Because the WSS defines a new protocol, standard OGC Web Service clients are not able to interact with the protected service via the WSS. To overcome this issue, we introduced a proxy component, the Web Security Client (WSC), that provides the interface of the protected service plus the capability to enter authentication information (e.g. username & password) as well as the desired WSS gateway URL. With this information the WSC handles the security communication with WAS and WSS transparently for the client, which just uses a WSC-provided specific proxy URL.
After a brief introduction into the basic concepts of the 52°North security system solution, the participants will set up a scenario installation of the system to restrict access to an example Web Map Service.
Setting up the scenario implies:
- Deployment and configuration of the WAS web application on an Apache Tomcat server
- Deployment and configuration of the WSS web application on an Apache Tomcat server
- Installation and configuration of the WSC desktop application
As part of the service configuration the participants will add users to the user repository for the WAS as well as define access policies for layers and/or operations of the protected WMS for the WSS.
After successful deployment and installation the protected service will be loaded into a web map client using different user profiles to visualize the effect of policy enforcement.

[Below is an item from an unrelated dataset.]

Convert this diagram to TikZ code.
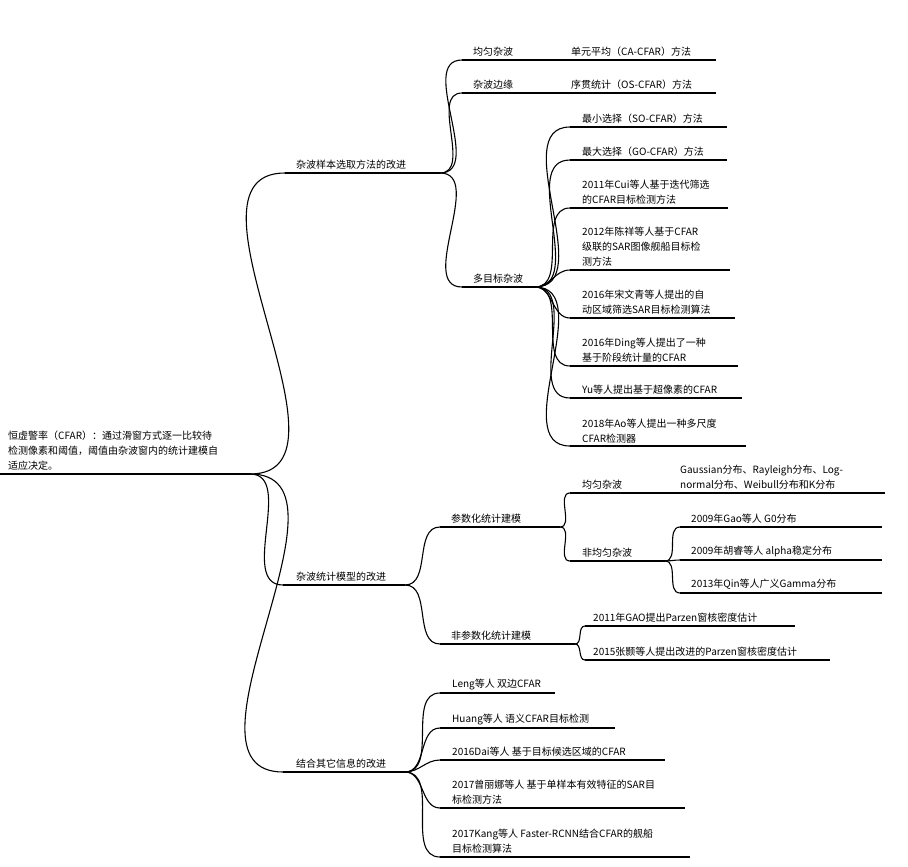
\documentclass[tikz,border=0pt]{standalone}
\usepackage{fontspec}
\setmainfont{Noto Sans CJK SC}
\usetikzlibrary{positioning}

% one branch of the map: name, left end, right end, underline y, text x, text
\newcommand{\mnode}[6]{%
  \coordinate (#1-l) at (#2,#4);
  \coordinate (#1-r) at (#3,#4);
  \node (#1) at (#5,#4-3) {#6};
  \draw[uline] (#1-l) -- (#1-r);}

\begin{document}
\begin{tikzpicture}[x=1pt, y=-1pt,
every node/.style={
    anchor=south west,
    inner sep=0pt,
    align=left,
    font=\fontsize{10}{15}\selectfont
},
uline/.style={line width=1.1pt},
link/.style={line width=1.1pt, out=0, in=180}]

  \useasboundingbox (0,0) rectangle (908,867);

  % root
  \mnode{root}{0}{250}{474}{8}{恒虚警率（CFAR）：通过滑窗方式逐一比较待\\检测像素和阈值，阈值由杂波窗内的统计建模自\\适应决定。}

  % first level
  \mnode{samp}{285}{440}{173}{296}{杂波样本选取方法的改进}
  \mnode{stat}{283}{405}{585}{296}{杂波统计模型的改进}
  \mnode{info}{283}{405}{772}{296}{结合其它信息的改进}

  % sample selection
  \mnode{homo}{462}{545}{60}{473}{均匀杂波}
  \mnode{ca}{545}{716}{60}{571}{单元平均（CA-CFAR）方法}
  \mnode{edge}{462}{545}{93}{473}{杂波边缘}
  \mnode{os}{545}{716}{93}{571}{序贯统计（OS-CFAR）方法}
  \mnode{multi}{462}{535}{287}{473}{多目标杂波}
  \mnode{so}{570}{727}{127}{582}{最小选择（SO-CFAR）方法}
  \mnode{go}{570}{727}{160}{582}{最大选择（GO-CFAR）方法}
  \mnode{cui}{570}{728}{208}{582}{2011年Cui等人基于迭代筛选\\的CFAR目标检测方法}
  \mnode{chen}{570}{730}{270}{582}{2012年陈祥等人基于CFAR\\级联的SAR图像舰船目标检\\测方法}
  \mnode{song}{570}{735}{318}{582}{2016年宋文青等人提出的自\\动区域筛选SAR目标检测算法}
  \mnode{ding}{570}{738}{366}{582}{2016年Ding等人提出了一种\\基于阶段统计量的CFAR}
  \mnode{yu}{570}{742}{398}{582}{Yu等人提出基于超像素的CFAR}
  \mnode{ao}{570}{746}{446}{582}{2018年Ao等人提出一种多尺度\\CFAR检测器}

  % statistical model
  \mnode{para}{440}{560}{527}{451}{参数化统计建模}
  \mnode{phomo}{570}{660}{493}{582}{均匀杂波}
  \mnode{dist}{660}{885}{493}{680}{Gaussian分布、Rayleigh分布、Log-\\normal分布、Weibull分布和K分布}
  \mnode{inhomo}{570}{665}{561}{582}{非均匀杂波}
  \mnode{gao}{680}{882}{527}{691}{2009年Gao等人 G0分布}
  \mnode{hu}{680}{882}{560}{691}{2009年胡睿等人 alpha稳定分布}
  \mnode{qin}{680}{882}{593}{691}{2013年Qin等人广义Gamma分布}
  \mnode{nonpara}{440}{575}{644}{451}{非参数化统计建模}
  \mnode{parzen}{585}{795}{626}{593}{2011年GAO提出Parzen窗核密度估计}
  \mnode{zhang}{585}{830}{660}{593}{2015张颢等人提出改进的Parzen窗核密度估计}

  % other information
  \mnode{leng}{440}{555}{693}{452}{Leng等人 双边CFAR}
  \mnode{huang}{440}{615}{728}{452}{Huang等人 语义CFAR目标检测}
  \mnode{dai}{440}{665}{760}{452}{2016Dai等人 基于目标候选区域的CFAR}
  \mnode{zeng}{440}{685}{808}{452}{2017曾丽娜等人 基于单样本有效特征的SAR目\\标检测方法}
  \mnode{kang}{440}{690}{857}{452}{2017Kang等人 Faster-RCNN结合CFAR的舰船\\目标检测算法}

  \foreach \a/\b in {root/samp, root/stat, root/info,
      samp/homo, samp/edge, samp/multi, homo/ca, edge/os,
      multi/so, multi/go, multi/cui, multi/chen, multi/song,
      multi/ding, multi/yu, multi/ao,
      stat/para, stat/nonpara, para/phomo, para/inhomo, phomo/dist,
      inhomo/gao, inhomo/hu, inhomo/qin, nonpara/parzen, nonpara/zhang,
      info/leng, info/huang, info/dai, info/zeng, info/kang}
    \draw[link] (\a-r) to (\b-l);

\end{tikzpicture}
\end{document}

From March 2003 until October 2005 Jan Drewnak worked as a research associate at the Institute for Geoinformatics, Muenster, Germany. He is engaged in the German regional initiative .Spatial Data Infrustructure North Rhine-Westfalia. (GDI NRW) as a security architect and engineer. Since May 2005 he works as software consultant and engineer for the con terra GmbH, Muenster, with focus on security in spatial data infrastrructures. He also heads the 52°North Open Source Initiative's "Security Community".